-- start Task inputs --
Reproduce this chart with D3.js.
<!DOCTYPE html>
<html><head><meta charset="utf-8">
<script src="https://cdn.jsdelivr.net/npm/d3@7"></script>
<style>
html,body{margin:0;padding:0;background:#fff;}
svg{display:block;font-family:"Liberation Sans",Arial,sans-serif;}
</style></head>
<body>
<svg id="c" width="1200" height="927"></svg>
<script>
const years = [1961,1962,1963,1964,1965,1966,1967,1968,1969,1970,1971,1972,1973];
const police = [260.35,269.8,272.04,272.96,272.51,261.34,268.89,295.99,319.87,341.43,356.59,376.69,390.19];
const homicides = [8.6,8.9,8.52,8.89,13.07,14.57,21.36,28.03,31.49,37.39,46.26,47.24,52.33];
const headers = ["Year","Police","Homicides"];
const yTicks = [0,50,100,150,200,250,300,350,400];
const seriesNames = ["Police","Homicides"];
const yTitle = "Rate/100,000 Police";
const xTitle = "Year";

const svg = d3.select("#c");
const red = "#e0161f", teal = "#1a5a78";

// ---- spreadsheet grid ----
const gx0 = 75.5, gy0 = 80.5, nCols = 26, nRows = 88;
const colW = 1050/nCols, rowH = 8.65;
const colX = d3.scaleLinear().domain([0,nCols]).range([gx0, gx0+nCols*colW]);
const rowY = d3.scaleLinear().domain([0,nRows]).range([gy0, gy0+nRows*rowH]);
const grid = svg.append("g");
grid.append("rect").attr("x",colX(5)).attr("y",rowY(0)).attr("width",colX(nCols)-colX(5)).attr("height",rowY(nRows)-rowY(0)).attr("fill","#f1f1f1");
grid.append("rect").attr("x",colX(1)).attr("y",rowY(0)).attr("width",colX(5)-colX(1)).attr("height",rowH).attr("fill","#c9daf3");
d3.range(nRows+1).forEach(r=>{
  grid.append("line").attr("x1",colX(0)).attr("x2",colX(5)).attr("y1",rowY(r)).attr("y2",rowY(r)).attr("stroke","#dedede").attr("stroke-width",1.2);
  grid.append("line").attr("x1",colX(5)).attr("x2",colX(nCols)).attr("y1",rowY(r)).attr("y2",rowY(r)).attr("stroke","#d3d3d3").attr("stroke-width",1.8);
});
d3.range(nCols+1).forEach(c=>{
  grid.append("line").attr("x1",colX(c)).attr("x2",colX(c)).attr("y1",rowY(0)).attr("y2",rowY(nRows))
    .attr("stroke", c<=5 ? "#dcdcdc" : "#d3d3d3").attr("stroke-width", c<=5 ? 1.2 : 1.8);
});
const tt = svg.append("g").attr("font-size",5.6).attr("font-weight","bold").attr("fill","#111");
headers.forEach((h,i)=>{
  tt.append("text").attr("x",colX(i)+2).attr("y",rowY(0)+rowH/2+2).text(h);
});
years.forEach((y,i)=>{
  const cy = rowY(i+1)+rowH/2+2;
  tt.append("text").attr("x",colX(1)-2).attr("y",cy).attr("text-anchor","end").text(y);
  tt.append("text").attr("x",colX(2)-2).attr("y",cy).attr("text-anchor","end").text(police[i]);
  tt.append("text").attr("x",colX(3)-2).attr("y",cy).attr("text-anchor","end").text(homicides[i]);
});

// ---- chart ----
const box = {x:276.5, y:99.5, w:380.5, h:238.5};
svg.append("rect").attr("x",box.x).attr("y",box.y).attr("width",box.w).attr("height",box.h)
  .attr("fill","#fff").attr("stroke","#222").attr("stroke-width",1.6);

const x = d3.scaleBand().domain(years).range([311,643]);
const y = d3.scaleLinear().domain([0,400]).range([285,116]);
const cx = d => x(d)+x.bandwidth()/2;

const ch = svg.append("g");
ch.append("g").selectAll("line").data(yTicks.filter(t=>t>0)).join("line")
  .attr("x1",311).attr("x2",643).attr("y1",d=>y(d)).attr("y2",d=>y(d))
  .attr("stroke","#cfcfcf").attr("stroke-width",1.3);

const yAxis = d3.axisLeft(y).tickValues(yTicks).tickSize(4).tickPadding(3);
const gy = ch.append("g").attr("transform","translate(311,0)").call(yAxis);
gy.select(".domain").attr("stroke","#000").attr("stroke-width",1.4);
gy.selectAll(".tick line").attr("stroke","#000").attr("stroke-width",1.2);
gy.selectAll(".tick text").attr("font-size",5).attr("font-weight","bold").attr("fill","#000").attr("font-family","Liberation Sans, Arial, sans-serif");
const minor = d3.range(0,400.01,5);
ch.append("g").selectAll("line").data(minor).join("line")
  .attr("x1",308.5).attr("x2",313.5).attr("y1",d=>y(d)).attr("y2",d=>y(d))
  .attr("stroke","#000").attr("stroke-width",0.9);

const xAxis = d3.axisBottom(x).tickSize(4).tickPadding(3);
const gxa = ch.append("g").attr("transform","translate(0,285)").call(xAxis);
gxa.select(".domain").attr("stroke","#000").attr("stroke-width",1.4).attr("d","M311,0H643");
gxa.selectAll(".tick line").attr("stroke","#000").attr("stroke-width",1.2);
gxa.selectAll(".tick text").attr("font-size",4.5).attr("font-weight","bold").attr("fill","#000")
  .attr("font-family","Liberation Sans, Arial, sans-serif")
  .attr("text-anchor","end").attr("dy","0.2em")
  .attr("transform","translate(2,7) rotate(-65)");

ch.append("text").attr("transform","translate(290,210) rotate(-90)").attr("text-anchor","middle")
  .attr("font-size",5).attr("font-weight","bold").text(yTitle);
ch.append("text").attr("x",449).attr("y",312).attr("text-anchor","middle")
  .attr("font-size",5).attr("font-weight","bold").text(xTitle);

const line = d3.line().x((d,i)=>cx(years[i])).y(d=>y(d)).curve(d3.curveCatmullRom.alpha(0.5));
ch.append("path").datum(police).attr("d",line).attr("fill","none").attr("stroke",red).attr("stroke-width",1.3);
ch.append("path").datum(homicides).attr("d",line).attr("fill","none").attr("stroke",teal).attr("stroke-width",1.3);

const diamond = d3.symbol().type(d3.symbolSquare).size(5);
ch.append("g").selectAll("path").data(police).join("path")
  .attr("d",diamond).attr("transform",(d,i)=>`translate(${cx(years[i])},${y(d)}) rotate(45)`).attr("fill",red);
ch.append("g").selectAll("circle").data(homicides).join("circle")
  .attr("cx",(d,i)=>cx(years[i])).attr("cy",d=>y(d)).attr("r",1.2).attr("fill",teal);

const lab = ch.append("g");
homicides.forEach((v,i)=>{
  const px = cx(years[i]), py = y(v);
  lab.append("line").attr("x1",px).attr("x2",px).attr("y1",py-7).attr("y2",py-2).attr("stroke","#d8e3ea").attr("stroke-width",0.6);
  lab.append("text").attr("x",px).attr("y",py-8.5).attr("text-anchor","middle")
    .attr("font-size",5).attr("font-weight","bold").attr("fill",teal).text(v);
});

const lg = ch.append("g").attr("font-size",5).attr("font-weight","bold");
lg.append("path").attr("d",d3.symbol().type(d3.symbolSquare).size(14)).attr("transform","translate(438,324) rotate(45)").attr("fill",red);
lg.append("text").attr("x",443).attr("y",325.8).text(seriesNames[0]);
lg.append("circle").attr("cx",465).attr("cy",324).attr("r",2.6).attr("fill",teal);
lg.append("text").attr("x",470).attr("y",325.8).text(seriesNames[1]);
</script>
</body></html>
-- end Task inputs --
-- start Task inputs --
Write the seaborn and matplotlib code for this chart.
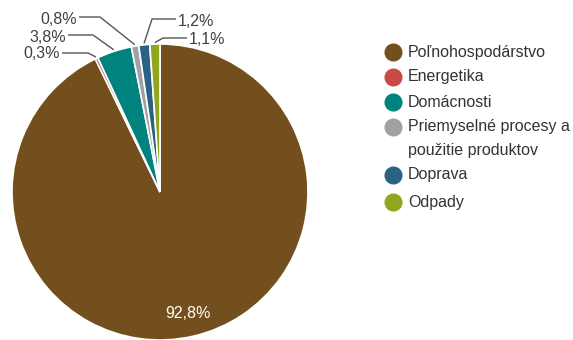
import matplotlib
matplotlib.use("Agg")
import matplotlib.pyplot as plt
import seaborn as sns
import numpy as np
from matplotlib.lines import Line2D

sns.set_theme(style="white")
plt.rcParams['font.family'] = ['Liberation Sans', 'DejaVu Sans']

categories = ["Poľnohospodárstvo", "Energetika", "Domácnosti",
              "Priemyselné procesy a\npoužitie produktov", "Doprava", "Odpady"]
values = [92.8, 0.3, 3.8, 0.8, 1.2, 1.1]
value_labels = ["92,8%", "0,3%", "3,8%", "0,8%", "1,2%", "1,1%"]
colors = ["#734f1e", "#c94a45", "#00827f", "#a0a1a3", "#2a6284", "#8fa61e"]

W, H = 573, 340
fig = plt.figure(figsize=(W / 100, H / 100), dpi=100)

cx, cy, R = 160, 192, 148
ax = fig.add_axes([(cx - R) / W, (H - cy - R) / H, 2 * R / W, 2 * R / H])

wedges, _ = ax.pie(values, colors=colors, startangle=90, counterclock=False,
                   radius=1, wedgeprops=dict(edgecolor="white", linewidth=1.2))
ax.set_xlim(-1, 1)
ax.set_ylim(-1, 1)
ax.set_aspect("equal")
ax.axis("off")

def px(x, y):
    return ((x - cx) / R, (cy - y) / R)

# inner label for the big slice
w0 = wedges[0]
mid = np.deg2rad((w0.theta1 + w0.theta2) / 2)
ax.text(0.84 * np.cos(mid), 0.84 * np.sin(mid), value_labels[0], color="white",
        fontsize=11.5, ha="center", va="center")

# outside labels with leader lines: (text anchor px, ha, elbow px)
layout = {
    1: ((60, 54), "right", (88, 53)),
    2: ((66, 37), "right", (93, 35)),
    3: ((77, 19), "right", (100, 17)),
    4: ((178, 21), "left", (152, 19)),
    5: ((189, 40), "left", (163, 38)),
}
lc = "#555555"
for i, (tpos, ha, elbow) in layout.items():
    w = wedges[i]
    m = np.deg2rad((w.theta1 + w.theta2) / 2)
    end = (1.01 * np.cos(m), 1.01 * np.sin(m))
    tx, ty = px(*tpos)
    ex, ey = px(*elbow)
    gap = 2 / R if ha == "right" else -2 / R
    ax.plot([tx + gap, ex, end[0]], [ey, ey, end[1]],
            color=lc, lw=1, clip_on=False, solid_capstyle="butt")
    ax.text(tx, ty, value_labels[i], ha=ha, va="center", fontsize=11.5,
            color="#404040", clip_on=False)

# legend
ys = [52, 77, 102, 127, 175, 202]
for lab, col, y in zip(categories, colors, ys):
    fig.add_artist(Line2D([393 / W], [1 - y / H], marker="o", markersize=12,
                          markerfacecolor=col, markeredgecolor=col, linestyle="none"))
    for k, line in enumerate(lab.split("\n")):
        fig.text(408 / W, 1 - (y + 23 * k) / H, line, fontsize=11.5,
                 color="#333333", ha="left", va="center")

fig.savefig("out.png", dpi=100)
-- end Task inputs --
-- start Task inputs --
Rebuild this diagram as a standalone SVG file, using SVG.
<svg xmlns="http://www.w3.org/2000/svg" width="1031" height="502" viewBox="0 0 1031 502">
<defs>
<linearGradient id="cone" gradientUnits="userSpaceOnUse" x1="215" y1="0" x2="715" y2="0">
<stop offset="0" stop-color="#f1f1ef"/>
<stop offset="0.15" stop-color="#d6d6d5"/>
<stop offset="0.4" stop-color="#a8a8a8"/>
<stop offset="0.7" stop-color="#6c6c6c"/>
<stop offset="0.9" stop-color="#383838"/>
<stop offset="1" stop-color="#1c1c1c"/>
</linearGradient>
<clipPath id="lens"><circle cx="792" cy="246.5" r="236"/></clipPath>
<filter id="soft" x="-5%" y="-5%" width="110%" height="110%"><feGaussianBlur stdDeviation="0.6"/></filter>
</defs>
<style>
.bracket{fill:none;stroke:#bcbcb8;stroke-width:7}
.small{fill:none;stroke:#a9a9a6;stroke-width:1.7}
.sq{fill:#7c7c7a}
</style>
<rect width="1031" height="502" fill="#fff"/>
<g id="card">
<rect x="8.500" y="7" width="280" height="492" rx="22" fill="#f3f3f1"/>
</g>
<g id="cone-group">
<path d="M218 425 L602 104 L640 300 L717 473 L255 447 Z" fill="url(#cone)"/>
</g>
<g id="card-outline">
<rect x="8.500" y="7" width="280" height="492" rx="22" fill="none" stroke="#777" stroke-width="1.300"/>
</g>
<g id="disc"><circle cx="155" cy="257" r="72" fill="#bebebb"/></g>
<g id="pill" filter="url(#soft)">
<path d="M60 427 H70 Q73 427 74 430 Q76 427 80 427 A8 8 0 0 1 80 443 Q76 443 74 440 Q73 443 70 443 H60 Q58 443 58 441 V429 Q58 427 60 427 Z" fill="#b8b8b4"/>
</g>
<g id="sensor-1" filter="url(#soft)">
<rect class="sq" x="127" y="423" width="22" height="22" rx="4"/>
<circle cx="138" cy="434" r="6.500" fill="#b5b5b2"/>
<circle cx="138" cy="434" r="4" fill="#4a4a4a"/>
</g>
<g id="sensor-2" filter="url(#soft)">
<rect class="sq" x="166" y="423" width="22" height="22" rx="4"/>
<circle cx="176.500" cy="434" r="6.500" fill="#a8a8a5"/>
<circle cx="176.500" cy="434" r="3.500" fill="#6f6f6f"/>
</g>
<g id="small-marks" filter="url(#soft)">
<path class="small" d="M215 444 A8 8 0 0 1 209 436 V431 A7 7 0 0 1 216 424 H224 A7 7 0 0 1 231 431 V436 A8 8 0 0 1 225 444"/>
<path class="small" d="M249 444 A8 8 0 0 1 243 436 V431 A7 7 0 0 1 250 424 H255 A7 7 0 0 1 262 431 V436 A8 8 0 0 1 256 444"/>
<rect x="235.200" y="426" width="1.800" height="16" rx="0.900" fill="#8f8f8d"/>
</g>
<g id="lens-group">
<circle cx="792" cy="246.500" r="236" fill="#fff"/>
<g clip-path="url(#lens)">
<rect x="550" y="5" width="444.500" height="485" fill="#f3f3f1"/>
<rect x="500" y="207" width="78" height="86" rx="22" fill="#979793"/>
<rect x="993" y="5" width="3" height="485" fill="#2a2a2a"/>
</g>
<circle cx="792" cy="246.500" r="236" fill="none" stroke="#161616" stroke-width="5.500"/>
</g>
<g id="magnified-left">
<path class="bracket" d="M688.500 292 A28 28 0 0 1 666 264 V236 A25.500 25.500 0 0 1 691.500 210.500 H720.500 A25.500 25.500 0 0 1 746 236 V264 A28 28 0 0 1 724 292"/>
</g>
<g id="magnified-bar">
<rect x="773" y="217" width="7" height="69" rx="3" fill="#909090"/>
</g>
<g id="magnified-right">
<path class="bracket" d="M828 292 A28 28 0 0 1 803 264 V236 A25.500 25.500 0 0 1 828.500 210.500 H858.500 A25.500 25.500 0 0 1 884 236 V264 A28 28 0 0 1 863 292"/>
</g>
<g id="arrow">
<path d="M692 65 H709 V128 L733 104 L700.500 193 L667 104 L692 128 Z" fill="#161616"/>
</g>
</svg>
-- end Task inputs --
▸ Task goal
Your task is to quote, unchanged, only the lines from the line bearing "Write the seaborn" through the line bearing "plt.rcParams['font.family'] = ['Liberation"; the pictures are not part of the copy.

▸ Task result
Write the seaborn and matplotlib code for this chart.
import matplotlib
matplotlib.use("Agg")
import matplotlib.pyplot as plt
import seaborn as sns
import numpy as np
from matplotlib.lines import Line2D

sns.set_theme(style="white")
plt.rcParams['font.family'] = ['Liberation Sans', 'DejaVu Sans']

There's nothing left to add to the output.